Norwegian Air voit grand et s’engage pour 372 avions
Jusqu’à présent, il s’agissait tout au plus d’une compagnie low cost prometteuse, éloignée de la grande actualité, excentrée, mais déjà forte de 16 millions de passagers annuels. Et voici que, sans prévenir, Norwegian Air s’offre un beau coup d’éclat : l’annonce de commandes et options portant très exactement sur 372 avions, panachage d’Airbus et Boeing. De quoi se construire un bel avenir et de monter sur la troisième marche du podium des intervenants européens à petits tarifs.
Les commandes, négociées dans la plus grande discrétion, portent sur cent A320 NEO, cent 737 MAX et vingt-deux 737-800. S’y ajoutent des options sur cent MAX et cinquante NEO supplémentaires. Cela fait beaucoup d’avions et beaucoup de dollars, seize milliards et demi en ne prenant en compte que les commandes à proprement parler. Tout en sachant qu’il est toujours possible de renégocier de tels contrats, le fait est qu’il faut avoir une confiance illimitée dans l’avenir pour dresser de tels plans sur la comète. Visiblement, le patron de Norwegian, Bjoern Kjos, sait ce qu’il fait.
Il n’est plus vraiment tout jeune et se positionne aux antipodes de Michael O’Leary et de ses émules déclarés, dans un costume strict, bien cravaté, posé, et assis sur des convictions qui ne portent pas à discussion. A savoir que c’est maintenant qu’il convient d’acheter des avions, à contre-cycle, pour reprendre son expression. La fenêtre de tir était étroite, MAX et NEO, avions de la reprise et de l’expansion, étant très demandés. Les commentaires de la première heure sont unanimes, c’est aussi une nouvelle victoire de taille pour Airbus, alors que chacun aurait plutôt parié sur des achats norvégiens plus modestes et confiés exclusivement à Boeing.
Bientôt, à chaque fois qu’il sera question des low cost qui donnent le ton, il faudra ne pas oublier d’accoler le nom de Norwegian à ceux de Ryanair et EasyJet. De toute manière, Air Berlin, embourgeoisée et en difficulté, est en train de changer de catégorie et c’est plutôt Vueling qu’il faudra surveiller.

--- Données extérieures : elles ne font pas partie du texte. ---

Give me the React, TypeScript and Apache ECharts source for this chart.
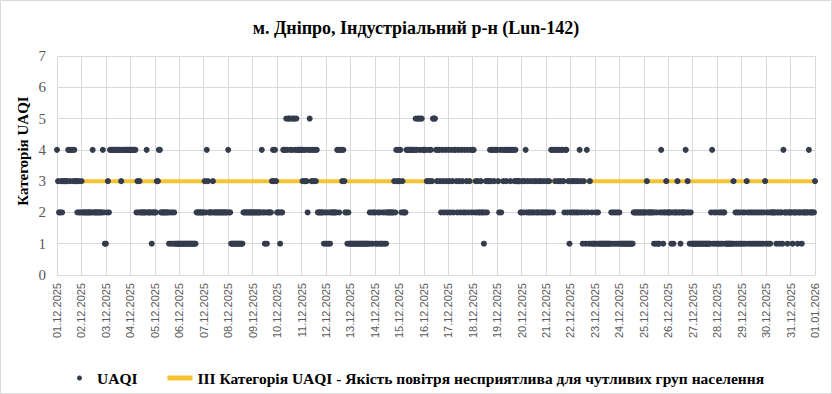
import React, { useEffect, useRef } from "react";
import * as echarts from "echarts";

// Tick labels (one per day, at 00:00)
const dateLabels = [
  "01.12.2025", "02.12.2025", "03.12.2025", "04.12.2025", "05.12.2025", "06.12.2025",
  "07.12.2025", "08.12.2025", "09.12.2025", "10.12.2025", "11.12.2025", "12.12.2025",
  "13.12.2025", "14.12.2025", "15.12.2025", "16.12.2025", "17.12.2025", "18.12.2025",
  "19.12.2025", "20.12.2025", "21.12.2025", "22.12.2025", "23.12.2025", "24.12.2025",
  "25.12.2025", "26.12.2025", "27.12.2025", "28.12.2025", "29.12.2025", "30.12.2025",
  "31.12.2025", "01.01.2026",
];

// Hourly UAQI category, 24 values per day (hours 00..23)
const d01 = [4,3,2,2,3,2,3,3,3,3,3,4,4,3,4,4,3,4,3,3,2,3,2,2];
const d02 = [3,2,2,2,2,2,2,2,2,2,2,4,2,2,2,2,2,2,2,2,2,4,2,1];
const d03 = [1,2,3,2,4,4,4,4,4,4,4,4,4,4,4,3,4,4,4,4,4,4,4,4];
const d04 = [4,4,4,4,4,4,2,3,2,3,2,2,2,2,2,2,4,2,2,2,2,1,2,2];
const d05 = [2,2,3,3,4,4,2,2,2,2,2,2,2,2,1,2,1,2,1,2,1,1,1,1];
const d06 = [1,1,1,1,1,1,1,1,1,1,1,1,1,1,1,1,1,2,2,2,2,2,2,2];
const d07 = [2,3,2,4,3,2,2,2,2,3,2,2,2,2,2,2,2,2,2,2,2,2,2,2];
const d08 = [4,2,2,1,1,1,1,1,1,1,1,1,1,1,1,2,2,2,2,2,2,2,2,2];
const d09 = [2,2,2,2,2,2,2,2,2,4,2,2,1,2,1,2,2,2,2,3,4,3,4,3];
const d10 = [2,2,2,1,2,2,4,4,4,5,4,5,5,4,5,4,5,5,4,5,4,4,4,4];
const d11 = [4,3,4,3,4,3,2,4,5,4,3,4,3,4,3,4,2,2,2,2,2,2,1,2];
const d12 = [1,2,1,2,1,2,2,2,2,2,2,4,4,2,4,4,3,4,3,2,2,1,2,1];
const d13 = [1,1,1,1,1,1,1,1,1,1,1,1,1,1,1,1,1,1,1,2,1,2,1,2];
const d14 = [2,1,1,2,1,2,1,1,2,1,2,1,2,2,2,2,2,2,2,3,2,4,3,4];
const d15 = [3,4,2,3,2,2,2,4,4,4,4,4,4,4,4,4,5,4,5,5,4,5,5,4];
const d16 = [4,4,4,3,3,4,3,4,3,5,5,5,4,3,4,4,3,2,4,3,2,4,3,2];
const d17 = [4,3,2,4,3,2,4,4,3,2,4,3,2,4,3,2,4,2,3,4,2,3,4,2];
const d18 = [4,4,2,3,2,3,2,2,3,2,2,1,2,3,2,3,3,4,3,4,4,3,4,4];
const d19 = [4,3,2,4,2,4,3,4,4,3,4,4,4,3,4,4,4,3,4,3,3,3,3,2];
const d20 = [2,3,2,3,4,2,3,2,2,3,2,2,3,2,3,2,2,3,2,3,2,2,3,2];
const d21 = [2,3,2,3,2,4,4,2,4,3,4,4,3,4,3,4,4,3,2,4,4,2,3,1];
const d22 = [2,3,2,3,2,3,2,3,2,4,3,2,1,3,2,1,4,2,1,3,1,2,1,1];
const d23 = [1,2,1,2,1,1,1,1,1,1,1,1,1,1,1,1,2,1,2,1,2,1,2,1];
const d24 = [2,1,1,1,1,1,1,1,1,1,1,1,1,1,2,2,2,2,2,2,2,2,2,2];
const d25 = [2,2,2,3,2,2,2,2,2,2,1,2,1,2,1,1,2,4,2,1,2,2,3,2];
const d26 = [2,2,2,1,2,1,2,2,2,3,2,2,1,2,2,2,2,4,2,3,2,1,2,1];
const d27 = [1,1,1,1,1,1,1,1,1,1,1,1,1,1,1,1,1,1,2,4,1,2,1,2];
const d28 = [1,1,2,1,2,1,2,2,1,1,1,1,1,1,1,1,3,1,2,1,2,1,2,1];
const d29 = [1,2,1,2,1,3,2,1,2,1,2,1,2,1,2,1,2,1,2,1,2,1,2,3];
const d30 = [1,2,1,2,1,2,2,2,2,2,1,2,2,1,2,2,1,4,2,2,2,1,2,2];
const d31 = [2,2,1,2,2,2,2,1,2,2,2,1,2,2,2,2,2,2,4,2,2,2,2,2];
const lastValue = 3; // 01.01.2026 00:00

// Threshold: category III
const thresholdLevel = 3;

const days = [d01,d02,d03,d04,d05,d06,d07,d08,d09,d10,d11,d12,d13,d14,d15,d16,
  d17,d18,d19,d20,d21,d22,d23,d24,d25,d26,d27,d28,d29,d30,d31];

export default function App() {
  const ref = useRef<HTMLDivElement>(null);
  useEffect(() => {
    if (!ref.current) return;
    const chart = echarts.init(ref.current, null, { renderer: "svg" });
    const points: number[][] = [];
    days.forEach((arr, d) => arr.forEach((v, h) => points.push([d * 24 + h, v])));
    points.push([days.length * 24, lastValue]);
    const maxX = days.length * 24;

    chart.setOption({
      animation: false,
      backgroundColor: "#ffffff",
      title: {
        text: "м. Дніпро, Індустріальний р-н (Lun-142)",
        left: "center",
        top: 14,
        textStyle: { fontFamily: "Liberation Serif", fontWeight: "bold", fontSize: 18, color: "#000" },
      },
      grid: { left: 57, right: 17, top: 56, bottom: 119, containLabel: false },
      xAxis: {
        type: "value",
        min: 0,
        max: maxX,
        interval: 24,
        axisLine: { show: true, lineStyle: { color: "#d9d9d9" } },
        axisTick: { show: false },
        splitLine: { show: true, lineStyle: { color: "#d9d9d9", width: 1 } },
        axisLabel: {
          rotate: 90,
          margin: 8,
          fontFamily: "Liberation Sans",
          fontSize: 11,
          color: "#595959",
          showMinLabel: true,
          showMaxLabel: true,
          formatter: (v: number) => dateLabels[Math.round(v / 24)] ?? "",
        },
      },
      yAxis: {
        type: "value",
        min: 0,
        max: 7,
        interval: 1,
        axisLine: { show: false },
        axisTick: { show: false },
        splitLine: { show: true, lineStyle: { color: "#d9d9d9", width: 1 } },
        axisLabel: { margin: 11, fontFamily: "Liberation Serif", fontSize: 15, color: "#595959" },
      },
      legend: {
        top: 365,
        left: 72,
        itemWidth: 25,
        itemHeight: 5,
        itemGap: 30,
        textStyle: { fontFamily: "Liberation Serif", fontWeight: "bold", fontSize: 15.5, color: "#000" },
        data: [
          { name: "UAQI", icon: "circle" },
          { name: "III Категорія UAQI - Якість повітря несприятлива для чутливих груп населення", icon: "rect" },
        ],
      },
      graphic: [
        {
          type: "rect",
          shape: { x: 0.5, y: 0.5, width: 831, height: 393 },
          style: { fill: "none", stroke: "#d9d9d9", lineWidth: 1 },
          silent: true,
        },
        {
          type: "text",
          x: 23,
          y: 151,
          rotation: Math.PI / 2,
          style: {
            text: "Категорія UAQI",
            fontFamily: "Liberation Serif",
            fontWeight: "bold",
            fontSize: 15,
            fill: "#000",
            textAlign: "center",
            textVerticalAlign: "middle",
          },
        },
      ],
      series: [
        {
          name: "III Категорія UAQI - Якість повітря несприятлива для чутливих груп населення",
          type: "line",
          data: [[0, thresholdLevel], [maxX, thresholdLevel]],
          symbol: "none",
          lineStyle: { color: "#F3C331", width: 4 },
          itemStyle: { color: "#F3C331" },
          z: 2,
        },
        {
          name: "UAQI",
          type: "scatter",
          data: points,
          symbol: "circle",
          symbolSize: 6,
          itemStyle: { color: "#333b4d", opacity: 1 },
          z: 3,
        },
      ],
    });
    return () => chart.dispose();
  }, []);
  return (
    <div
      ref={ref}
      style={{ position: "absolute", left: 0, top: 0, width: 832, height: 394 }}
    />
  );
}
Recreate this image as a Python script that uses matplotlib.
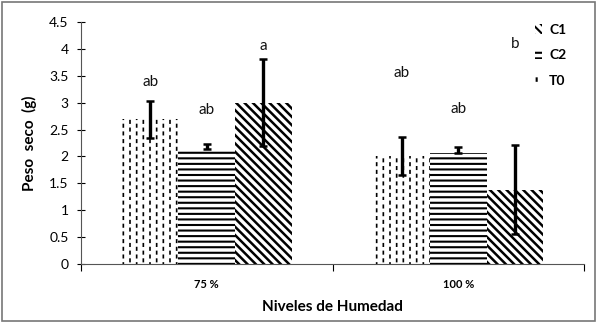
import matplotlib
matplotlib.use("Agg")
import matplotlib.pyplot as plt
from matplotlib.patches import Rectangle, Patch
from matplotlib import hatch as mhatch
from matplotlib.path import Path
import numpy as np

plt.rcParams['font.family'] = ['Lato', 'DejaVu Sans']
plt.rcParams['hatch.linewidth'] = 1.5


class DashedVerticalHatch(mhatch.HatchPatternBase):
    """'|' draws staggered vertical dashes instead of solid lines."""
    def __init__(self, hatch, density):
        cnt = hatch.count('|') + hatch.count('+')
        self.ncols = 15 if cnt > 0 else 0
        self.nd = 13
        self.dash = 0.024
        self.num_vertices = self.ncols * self.nd * 2

    def set_vertices_and_codes(self, vertices, codes):
        if self.num_vertices == 0:
            return
        k = 0
        for c in range(self.ncols):
            xc = (c + 0.5) / self.ncols
            shift = 0.5 / self.nd if c % 2 else 0.0
            for d in range(self.nd):
                y0 = (d / self.nd + shift) % 1.0
                vertices[k] = (xc, y0)
                vertices[k + 1] = (xc, y0 + self.dash)
                codes[k] = Path.MOVETO
                codes[k + 1] = Path.LINETO
                k += 2


mhatch._hatch_types = [DashedVerticalHatch if t is mhatch.VerticalHatch else t
                       for t in mhatch._hatch_types]

categories = ["75 %", "100 %"]
series = ["T0", "C2", "C1"]
values = {
    "T0": [2.69, 2.01],
    "C2": [2.14, 2.06],
    "C1": [3.00, 1.38],
}
err_low = {
    "T0": [0.35, 0.36],
    "C2": [0.0, 0.0],
    "C1": [0.81, 0.83],
}
err_high = {
    "T0": [0.35, 0.36],
    "C2": [0.10, 0.12],
    "C1": [0.81, 0.83],
}
letters = {
    "T0": ["ab", "ab"],
    "C2": ["ab", "ab"],
    "C1": ["a", "b"],
}
letter_y = {
    "T0": [3.39, 3.55],
    "C2": [2.87, 2.88],
    "C1": [4.06, 4.10],
}
hatches = {"T0": "|", "C2": "---", "C1": "\\\\\\\\"}
hatch_lw = {"T0": 1.2, "C2": 1.5, "C1": 1.8}
legend_order = ["C1", "C2", "T0"]

fig = plt.figure(figsize=(5.98, 3.23), dpi=100)
ax = fig.add_axes([0.1355, 0.1827, 0.9766 - 0.1355, 0.9319 - 0.1827])

x = np.arange(len(categories))
width = 0.225
offsets = {"T0": -width, "C2": 0.0, "C1": width}

for s in series:
    xs = x + offsets[s]
    bars = ax.bar(xs, values[s], width=width, color="white", edgecolor="black",
                  hatch=hatches[s], linewidth=0, zorder=2)
    for b in bars:
        if hasattr(b, "set_hatch_linewidth"):
            b.set_hatch_linewidth(hatch_lw[s])
    ax.errorbar(xs, values[s], yerr=[err_low[s], err_high[s]], fmt="none",
                ecolor="black", elinewidth=2.4, capsize=3, capthick=1.8, zorder=3)
    for xi, lab, ly in zip(xs, letters[s], letter_y[s]):
        ax.text(xi, ly, lab, ha="center", va="center", fontsize=11, color="#111111")

ax.set_xlim(-0.5, 1.5)
ax.set_ylim(0, 4.5)
ax.set_yticks(np.arange(0, 4.51, 0.5))
ax.set_yticklabels(["0", "0.5", "1", "1.5", "2", "2.5", "3", "3.5", "4", "4.5"])
ax.tick_params(axis="y", direction="inout", length=6, width=0.8, labelsize=10, pad=6)

ax.set_xticks([-0.5, 0.5, 1.5])
ax.set_xticklabels([])
ax.set_xticks(x, minor=True)
ax.set_xticklabels(categories, minor=True, fontweight="bold", fontsize=8)
ax.tick_params(axis="x", which="major", direction="out", length=5, width=0.8)
ax.tick_params(axis="x", which="minor", length=0, pad=11)

for sp in ["top", "right"]:
    ax.spines[sp].set_visible(False)
ax.spines["left"].set_color("#555555")
ax.spines["bottom"].set_color("#555555")

ax.set_ylabel("Peso  seco  (g)", fontweight="bold", fontsize=11, labelpad=9)
ax.set_xlabel("Niveles de Humedad", fontweight="bold", fontsize=11, labelpad=7)

handles = []
for s in legend_order:
    h = Patch(facecolor="white", edgecolor="black", hatch=hatches[s], linewidth=0)
    if hasattr(h, "set_hatch_linewidth"):
        h.set_hatch_linewidth(hatch_lw[s])
    handles.append(h)
leg = ax.legend(handles, legend_order, loc="upper right", bbox_to_anchor=(0.99, 1.045),
                frameon=False, handlelength=0.5, handleheight=0.7, handletextpad=0.5,
                labelspacing=1.0, prop={"weight": "bold", "size": 10})

fig.patches.append(Rectangle((0.003, 0.005), 0.992, 0.99, transform=fig.transFigure,
                             fill=False, edgecolor="#777777", linewidth=1.2))

fig.savefig("out.png", dpi=100)
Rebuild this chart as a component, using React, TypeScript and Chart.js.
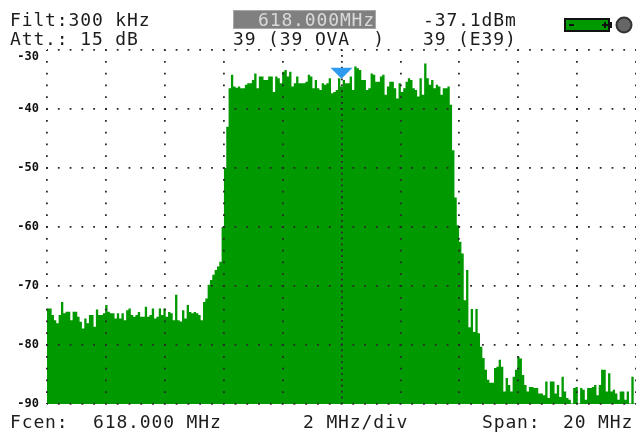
import React, { useEffect, useRef } from "react";
import { Chart, registerables } from "chart.js";

Chart.register(...registerables);

const leftFloor = [
  -73.8, -73.8, -74.9, -75.8, -76.3, -74.9, -72.7, -74.6, -74.35, -74.35, -75.8, -74.35, -74.35, -75.2, -76.05, -77.2,
  -75.5, -76.3, -74.9, -74.9, -76.9, -74, -74.9, -74.9, -74.6, -73.2, -74.35, -74.6, -74.6, -75.5, -74.6, -75.5, -74.6,
  -75.8, -74.1, -73.8, -74.9, -75.2, -74.9, -74.4, -75.2, -75.2, -73.5, -75.2, -74.9, -73.8, -75.5, -75.2, -73.8, -74.9,
  -73.8, -75.2, -74.4, -74.6, -75.8, -71.5, -75.8, -76, -74.1, -75.5, -73.2, -74.4, -74.6, -74.4, -74.6, -74.9, -75.8,
];
const skirtUp = [-72.7, -72.1, -69.8, -69, -68.1, -67.3, -66.7, -65.9, -60, -50, -43];
const plateau = [
  -36.5, -34.2, -36.2, -36.4, -36.2, -36.5, -36.5, -35.9, -35.65, -35.65, -35.1, -34, -36.5, -34.5, -34.5, -35.1,
  -35.1, -34.5, -34.5, -37.1, -34.5, -34.8, -35.65, -33.7, -33.4, -34.5, -33.7, -36.2, -35.65, -34.5, -35.65,
  -35.65, -35.65, -35.4, -34.2, -34.5, -36.5, -35.1, -36.5, -36.8, -35.65, -35.9, -35.65, -34.8, -37.35, -37.1,
  -36.8, -34.8, -36.2, -35.1, -35.65, -35.65, -34.5, -36.8, -32.8, -33.1, -33.4, -35.1, -35.1, -36.8, -36.5, -34,
  -34.2, -35.4, -35.4, -34.5, -34.2, -37.6, -36.2, -35.4, -35.4, -36.5, -38.2, -35.65, -37.1, -36.5, -35.4, -34.8,
  -35.1, -36.5, -36.8, -37.9, -34.8, -37.6, -32.3, -34.8, -35.9, -35.1, -36.5, -35.9, -36.2, -37.6, -36.5, -36.5,
  -36.2, -39.3,
];
const skirtDown = [
  -47, -55, -59.7, -62.5, -64.5, -72.4, -67.3, -77, -73.9, -77.8, -73.9, -78, -80.3, -82.2, -84.2, -85.9, -86.4,
  -86.4, -83.9, -83.7, -82.5,
];
const rightFloor = [
  -83.7, -87.9, -85.6, -86.8, -87.9, -85.4, -84.2, -82, -82.3, -85.1, -86.8, -87.9, -87.1, -87.1, -87.3, -87.3,
  -88.2, -88.2, -88.5, -86.2, -89, -86.2, -86.2, -88.2, -86.8, -88.8, -85.4, -87.9, -89, -89.3, -89.9, -87.3, -87.1,
  -89.9, -87.3, -87.6, -89.3, -87.3, -87.3, -87.1, -86.8, -88.5, -86.8, -84.2, -84.2, -87.9, -84.8, -87.9, -87.6,
  -88.2, -89.3, -87.9, -87.9, -89.3, -87.9, -89.9, -85.4, -89.9, -85.7,
];
const spectrum = [...leftFloor, ...skirtUp, ...plateau, ...skirtDown, ...rightFloor];

const freqStart = 608;
const freqEnd = 628;
const freqStep = 2;
const levelMin = -90;
const levelMax = -30;
const levelStep = 10;
const markerFreq = 618;
const markerLevel = -33;

const filtText = "Filt:300 kHz";
const attText = "Att.: 15 dB";
const centerReadout = "618.000MHz";
const channelText = "39 (39 OVA  )";
const levelText = "-37.1dBm";
const channelRight = "39 (E39)";
const fcenLabel = "Fcen:";
const fcenValue = "618.000 MHz";
const divText = "2 MHz/div";
const spanLabel = "Span:";
const spanValue = "20 MHz";

const GREEN = "#009900";
const MONO = '"DejaVu Sans Mono", monospace';

const overlay = {
  id: "overlay",
  afterDraw(chart: any) {
    const ctx = chart.ctx as any;
    ctx.save();
    // marker
    const mx = chart.scales.x.getPixelForValue(markerFreq);
    const my = chart.scales.y.getPixelForValue(markerLevel);
    ctx.fillStyle = "#2E9BF0";
    ctx.beginPath();
    ctx.moveTo(mx - 11, my);
    ctx.lineTo(mx + 11, my);
    ctx.lineTo(mx, my + 11);
    ctx.closePath();
    ctx.fill();

    // readout box
    ctx.fillStyle = "#808080";
    ctx.fillRect(233, 10, 143, 19);
    ctx.strokeStyle = "#a8a8a8";
    ctx.lineWidth = 1;
    ctx.strokeRect(233.5, 10.5, 142, 18);

    ctx.font = `18px ${MONO}`;
    ctx.letterSpacing = "0.86px";
    ctx.textBaseline = "alphabetic";
    ctx.textAlign = "left";
    const put = (t: string, x: number, y: number, c = "#1c1c1c") => {
      ctx.fillStyle = c;
      ctx.fillText(t, x, y);
    };
    put(filtText, 10, 26);
    put(attText, 10, 45);
    put(centerReadout, 258, 26, "#d9d9d9");
    put(channelText, 233, 45);
    put(levelText, 423, 26);
    put(channelRight, 423, 45);
    put(fcenLabel, 10, 428);
    put(fcenValue, 93, 428);
    put(divText, 303, 428);
    put(spanLabel, 482, 428);
    put(spanValue, 563, 428);

    // battery
    ctx.letterSpacing = "0px";
    ctx.fillStyle = GREEN;
    ctx.strokeStyle = "#111";
    ctx.lineWidth = 2;
    ctx.fillRect(565, 19, 44, 12);
    ctx.strokeRect(565, 19, 44, 12);
    ctx.fillStyle = "#111";
    ctx.fillRect(609, 22, 3, 6);
    ctx.fillRect(569, 24, 5, 2);
    ctx.fillRect(602, 24, 6, 2);
    ctx.fillRect(604, 22, 2, 6);
    // indicator
    ctx.fillStyle = "#666666";
    ctx.strokeStyle = "#333";
    ctx.beginPath();
    ctx.arc(624, 25, 7.5, 0, Math.PI * 2);
    ctx.fill();
    ctx.stroke();
    ctx.restore();
  },
};

export default function App() {
  const ref = useRef<HTMLCanvasElement>(null);
  useEffect(() => {
    const step = (freqEnd - freqStart) / (spectrum.length - 1);
    const chart = new Chart(ref.current!, {
      type: "line",
      data: {
        datasets: [
          {
            data: spectrum.map((v, i) => ({ x: freqStart + i * step, y: v })),
            stepped: true,
            fill: "start",
            backgroundColor: GREEN,
            borderColor: GREEN,
            borderWidth: 0,
            pointRadius: 0,
          },
        ],
      },
      options: {
        animation: false,
        responsive: false,
        layout: { padding: { top: 50, left: 0, right: 0, bottom: 0 } },
        plugins: { legend: { display: false }, tooltip: { enabled: false }, title: { display: false } },
        scales: {
          x: {
            type: "linear",
            min: freqStart,
            max: freqEnd,
            afterFit: (s: any) => {
              s.height = 28;
            },
            ticks: { stepSize: freqStep, display: false },
            border: {
              display: false,
              dash: (c: any) => (c.tick && c.tick.value === markerFreq ? [1.8, 4.09] : [1.8, 10]),
              dashOffset: 0.9,
            },
            grid: { color: "#2a2a2a", lineWidth: 1.8, drawTicks: false, z: 1 },
          },
          y: {
            min: levelMin,
            max: levelMax,
            afterFit: (s: any) => {
              s.width = 47;
            },
            ticks: {
              stepSize: levelStep,
              padding: 8,
              color: "#111",
              font: { family: "DejaVu Sans Mono", size: 12, weight: "bold" },
              callback: (v: number) => (v === levelMax ? ["", String(v)] : String(v)),
            },
            border: { display: false, dash: [1.8, 9.98], dashOffset: 0.9 },
            grid: { color: "#2a2a2a", lineWidth: 1.8, drawTicks: false, z: 1 },
          },
        },
      },
      plugins: [overlay],
    } as any);
    return () => chart.destroy();
  }, []);
  return (
    <canvas
      ref={ref}
      width={636}
      height={432}
      style={{ position: "fixed", left: 0, top: 0, width: 636, height: 432, background: "#fff" }}
    />
  );
}
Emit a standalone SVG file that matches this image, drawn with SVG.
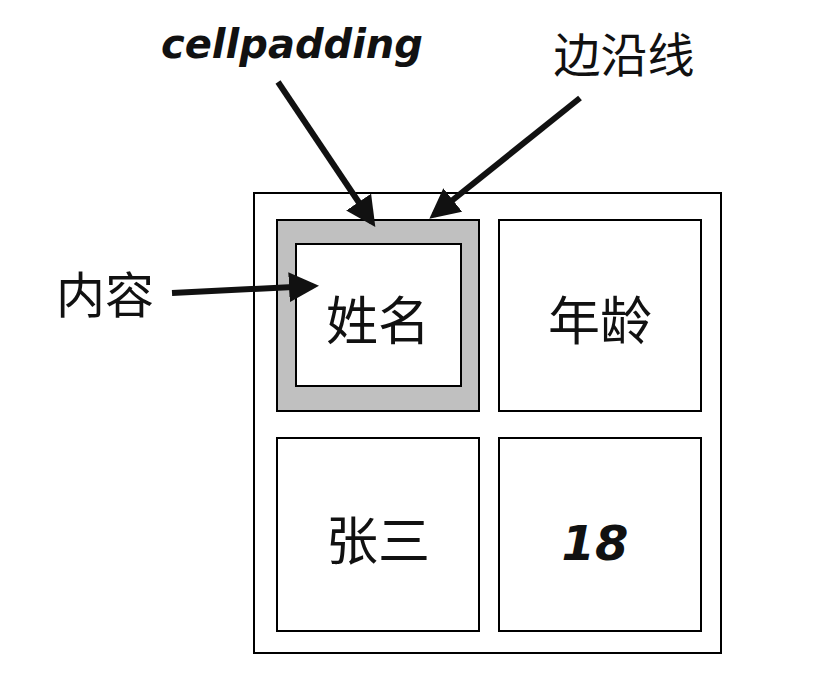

Norwegian est une success story dont il n’y a pas encore grand-chose à dire, tant son parcours, entamé en 1993, apparaît comme une belle ligne droite, un solide sans-faute. Elle s’est mise en place à l’ombre de Braathens SAFE, qui eut son heure de gloire, héritière d’un canal historique scandinave au cœur duquel on retrouve notamment Sterling, c’est-à-dire les charters Nord-Sud à petits prix des années soixante-dix (souvenez-vous, le pasteur-PDG qui avait osé commander des Airbus A300B !)
En un deuxième temps, après une association commerciale basée sur des partages de code, Norwegian a racheté FlyNordic à Finnair, a établi une première base hors Scandinavie (à Varsovie), a renoncé à de modestes Fokker 50 pour des 737-300 et a surfé habilement sur la vague montante du low cost. Son modèle économique est pur et dur, avec externalisation de toutes les activités jugées non stratégiques et des avions qui volent près de 11 heures par jour.
La société holding Norwegian Air Shuttle, maison-mère, ne compte qu’un seul gros actionnaire, HBK Invest (27% du capital), à côté de nombreux investisseurs qui surveillent le cours en bourse de la compagnie (cotée à Oslo) avec, semble-t-il, une foi inébranlable dans l’avenir du transport aérien à petits prix. Et cela dans un contexte qui relativise, c’est le moins que l’on puisse dire, l’intérêt de la toute petite actualité aérienne française. Tout comme SAS, canal historique scandinave qui eut son heure de gloire mais perd aujourd’hui beaucoup d’argent, au même moment, Air France se heurte à des problèmes d’un autre âge tandis que ses pilotes croient encore que c’est à leurs syndicats de dicter la loi. A Oslo, sans transition, le transport aérien est tout au contraire entré de plain-pied dans l’avenir. Du coup, nous voudrions tous être Norvégiens.